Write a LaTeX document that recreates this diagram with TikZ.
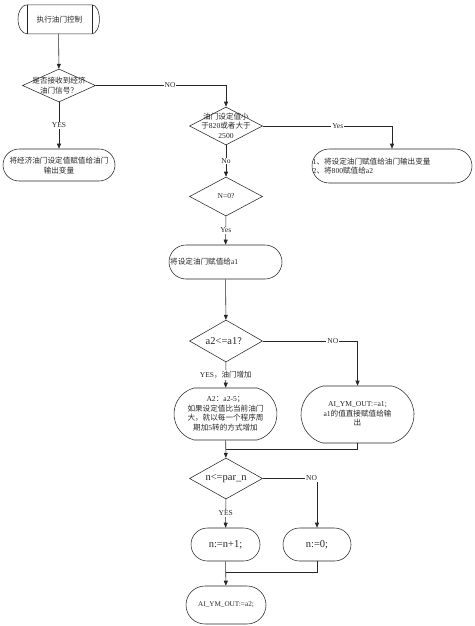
\documentclass[tikz,border=0pt]{standalone}
\usepackage{fontspec}
\setmainfont{Liberation Serif}
\newfontfamily\cjk{Noto Sans CJK SC}
\usetikzlibrary{shapes.geometric,shapes.misc,arrows.meta}
\tikzset{
  ln/.style={draw=black!85, line width=0.55pt},
  arr/.style={ln, -{Triangle[length=5pt,width=4pt]}},
  term/.style={ln, rounded rectangle, inner sep=0pt, minimum width=#1},
  dia/.style={ln, diamond, inner sep=0pt, minimum width=73pt, minimum height=#1},
  txt/.style={font=\cjk\fontsize{7.6}{9.5}\selectfont, text=black!85, inner sep=0pt, align=center},
  big/.style={font=\rmfamily\fontsize{10.5}{12}\selectfont, text=black!85, inner sep=0pt},
  lab/.style={font=\rmfamily\fontsize{7.5}{9}\selectfont, text=black!85, fill=white, inner sep=1pt},
}
\begin{document}
\begin{tikzpicture}[x=1pt,y=-1pt]
\useasboundingbox (0,0) rectangle (474,626);
% start
\node[draw=none, minimum width=81pt, minimum height=29pt, inner sep=0pt] (start) at (58.5,19.3) {};
\draw[ln] (27,4.8) -- (92,4.8) arc[start angle=90,end angle=-90,x radius=7.4pt,y radius=14.5pt] -- (27,33.8) arc[start angle=270,end angle=90,x radius=9pt,y radius=14.5pt] -- cycle;
\draw[ln] (27,4.8) -- (27,33.8) (92,4.8) -- (92,33.8);
\node[txt] (startt) at (59.5,19.3) {执行油门控制};
% decision 1
\node[dia=33pt] (d1) at (59,85.5) {};
\node[txt] (d1t) at (59,85.5) {是否接收到经济\\油门信号？};
\node[term=112pt, minimum height=32pt] (b1) at (59,165) {};
\node[txt] (b1t) at (59,165.5) {将经济油门设定值赋值给油门\\输出变量};
% decision 2
\node[dia=38pt] (d2) at (226,126) {};
\node[txt] (d2t) at (226,125.5) {油门设定值小\\于{\rmfamily 820}或者大于\\{\rmfamily 2500}};
\node[term=160pt, minimum height=34pt] (b2) at (392,166) {};
\node[txt, align=left, anchor=west] (b2t) at (312.5,166) {{\rmfamily 1}、将设定油门赋值给油门输出变量\\{\rmfamily 2}、将{\rmfamily 800}赋值给{\rmfamily a2}};
% decision 3
\node[dia=39pt] (d3) at (226,196.5) {};
\node[txt, font=\rmfamily\fontsize{7.5}{9}\selectfont] (d3t) at (226,196) {N=0?};
\node[term=113pt, minimum height=34pt] (b3) at (225.5,262) {};
\node[txt, anchor=west] (b3t) at (170,262) {将设定油门赋值给{\rmfamily a1}};
% decision 4
\node[dia=42pt] (d4) at (226,341) {};
\node[big] (d4t) at (226,341) {a2{<}=a1{\cjk\fontsize{9}{12}\selectfont ？}};
\node[term=103pt, minimum height=52pt, rounded rectangle arc length=150] (b4) at (225.5,414) {};
\node[txt] (b4t) at (225.5,414) {{\rmfamily A2}：{\rmfamily a2-5}；\\如果设定值比当前油门\\大，就以每一个程序周\\期加{\rmfamily 5}转的方式增加};
\node[term=113pt, minimum height=57pt, rounded rectangle arc length=150] (b5) at (357.5,414.5) {};
\node[txt] (b5t) at (357.5,414) {{\rmfamily AI\_YM\_OUT:=a1;}\\{\rmfamily a1}的值直接赋值给输\\出};
\coordinate (m1) at (226,449);
% decision 5
\node[dia=41pt] (d5) at (226,478.5) {};
\node[big] (d5t) at (226,478.5) {n{<}=par\_n};
\node[term=69pt, minimum height=33pt] (b6) at (225.5,544.5) {};
\node[big] (b6t) at (225.5,544.5) {n:=n+1;};
\node[term=68pt, minimum height=33pt] (b7) at (317,544.5) {};
\node[big] (b7t) at (317,544.5) {n:=0;};
\coordinate (m2) at (226,572);
\node[term=80pt, minimum height=38pt] (b8) at (226,605) {};
\node[txt, font=\rmfamily\fontsize{7.2}{9}\selectfont] (b8t) at (226,605) {AI\_YM\_OUT:=a2;};
% connectors
\draw[arr] (start) -- (d1);
\draw[arr] (d1) -- node[lab]{YES} (b1);
\draw[arr] (d1.east) -- node[lab,pos=0.57]{NO} (d1.east -| d2.north) -- (d2.north);
\draw[arr] (d2.east) -- node[lab,pos=0.58]{Yes} (d2.east -| b2.north) -- (b2.north);
\draw[arr] (d2) -- node[lab]{No} (d3);
\draw[arr] (d3) -- node[lab]{Yes} (b3);
\draw[arr] (b3) -- (d4);
\draw[arr] (d4.east) -- node[lab,pos=0.74]{NO} (d4.east -| b5.north) -- (b5.north);
\draw[arr] (d4) -- node[lab,font=\cjk\fontsize{7.5}{9}\selectfont]{{\rmfamily YES}，油门增加} (b4);
\draw[arr] (b4) -- (d5);
\draw[ln] (b5.south) |- (m1);
\draw[arr] (d5.east) -- node[lab,pos=0.9]{NO} (d5.east -| b7.north) -- (b7.north);
\draw[arr] (d5) -- node[lab]{YES} (b6);
\draw[arr] (b6) -- (b8);
\draw[ln] (b7.south) |- (m2);
\end{tikzpicture}
\end{document}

:: Given exercise ::
Pictures are excluded; copy all other data exactly as shown.

:: Exercise output ::
Write a LaTeX document that recreates this diagram with TikZ.
\documentclass[tikz,border=0pt]{standalone}
\usepackage{fontspec}
\setmainfont{Liberation Serif}
\newfontfamily\cjk{Noto Sans CJK SC}
\usetikzlibrary{shapes.geometric,shapes.misc,arrows.meta}
\tikzset{
  ln/.style={draw=black!85, line width=0.55pt},
  arr/.style={ln, -{Triangle[length=5pt,width=4pt]}},
  term/.style={ln, rounded rectangle, inner sep=0pt, minimum width=#1},
  dia/.style={ln, diamond, inner sep=0pt, minimum width=73pt, minimum height=#1},
  txt/.style={font=\cjk\fontsize{7.6}{9.5}\selectfont, text=black!85, inner sep=0pt, align=center},
  big/.style={font=\rmfamily\fontsize{10.5}{12}\selectfont, text=black!85, inner sep=0pt},
  lab/.style={font=\rmfamily\fontsize{7.5}{9}\selectfont, text=black!85, fill=white, inner sep=1pt},
}
\begin{document}
\begin{tikzpicture}[x=1pt,y=-1pt]
\useasboundingbox (0,0) rectangle (474,626);
% start
\node[draw=none, minimum width=81pt, minimum height=29pt, inner sep=0pt] (start) at (58.5,19.3) {};
\draw[ln] (27,4.8) -- (92,4.8) arc[start angle=90,end angle=-90,x radius=7.4pt,y radius=14.5pt] -- (27,33.8) arc[start angle=270,end angle=90,x radius=9pt,y radius=14.5pt] -- cycle;
\draw[ln] (27,4.8) -- (27,33.8) (92,4.8) -- (92,33.8);
\node[txt] (startt) at (59.5,19.3) {执行油门控制};
% decision 1
\node[dia=33pt] (d1) at (59,85.5) {};
\node[txt] (d1t) at (59,85.5) {是否接收到经济\\油门信号？};
\node[term=112pt, minimum height=32pt] (b1) at (59,165) {};
\node[txt] (b1t) at (59,165.5) {将经济油门设定值赋值给油门\\输出变量};
% decision 2
\node[dia=38pt] (d2) at (226,126) {};
\node[txt] (d2t) at (226,125.5) {油门设定值小\\于{\rmfamily 820}或者大于\\{\rmfamily 2500}};
\node[term=160pt, minimum height=34pt] (b2) at (392,166) {};
\node[txt, align=left, anchor=west] (b2t) at (312.5,166) {{\rmfamily 1}、将设定油门赋值给油门输出变量\\{\rmfamily 2}、将{\rmfamily 800}赋值给{\rmfamily a2}};
% decision 3
\node[dia=39pt] (d3) at (226,196.5) {};
\node[txt, font=\rmfamily\fontsize{7.5}{9}\selectfont] (d3t) at (226,196) {N=0?};
\node[term=113pt, minimum height=34pt] (b3) at (225.5,262) {};
\node[txt, anchor=west] (b3t) at (170,262) {将设定油门赋值给{\rmfamily a1}};
% decision 4
\node[dia=42pt] (d4) at (226,341) {};
\node[big] (d4t) at (226,341) {a2{<}=a1{\cjk\fontsize{9}{12}\selectfont ？}};
\node[term=103pt, minimum height=52pt, rounded rectangle arc length=150] (b4) at (225.5,414) {};
\node[txt] (b4t) at (225.5,414) {{\rmfamily A2}：{\rmfamily a2-5}；\\如果设定值比当前油门\\大，就以每一个程序周\\期加{\rmfamily 5}转的方式增加};
\node[term=113pt, minimum height=57pt, rounded rectangle arc length=150] (b5) at (357.5,414.5) {};
\node[txt] (b5t) at (357.5,414) {{\rmfamily AI\_YM\_OUT:=a1;}\\{\rmfamily a1}的值直接赋值给输\\出};
\coordinate (m1) at (226,449);
% decision 5
\node[dia=41pt] (d5) at (226,478.5) {};
\node[big] (d5t) at (226,478.5) {n{<}=par\_n};
\node[term=69pt, minimum height=33pt] (b6) at (225.5,544.5) {};
\node[big] (b6t) at (225.5,544.5) {n:=n+1;};
\node[term=68pt, minimum height=33pt] (b7) at (317,544.5) {};
\node[big] (b7t) at (317,544.5) {n:=0;};
\coordinate (m2) at (226,572);
\node[term=80pt, minimum height=38pt] (b8) at (226,605) {};
\node[txt, font=\rmfamily\fontsize{7.2}{9}\selectfont] (b8t) at (226,605) {AI\_YM\_OUT:=a2;};
% connectors
\draw[arr] (start) -- (d1);
\draw[arr] (d1) -- node[lab]{YES} (b1);
\draw[arr] (d1.east) -- node[lab,pos=0.57]{NO} (d1.east -| d2.north) -- (d2.north);
\draw[arr] (d2.east) -- node[lab,pos=0.58]{Yes} (d2.east -| b2.north) -- (b2.north);
\draw[arr] (d2) -- node[lab]{No} (d3);
\draw[arr] (d3) -- node[lab]{Yes} (b3);
\draw[arr] (b3) -- (d4);
\draw[arr] (d4.east) -- node[lab,pos=0.74]{NO} (d4.east -| b5.north) -- (b5.north);
\draw[arr] (d4) -- node[lab,font=\cjk\fontsize{7.5}{9}\selectfont]{{\rmfamily YES}，油门增加} (b4);
\draw[arr] (b4) -- (d5);
\draw[ln] (b5.south) |- (m1);
\draw[arr] (d5.east) -- node[lab,pos=0.9]{NO} (d5.east -| b7.north) -- (b7.north);
\draw[arr] (d5) -- node[lab]{YES} (b6);
\draw[arr] (b6) -- (b8);
\draw[ln] (b7.south) |- (m2);
\end{tikzpicture}
\end{document}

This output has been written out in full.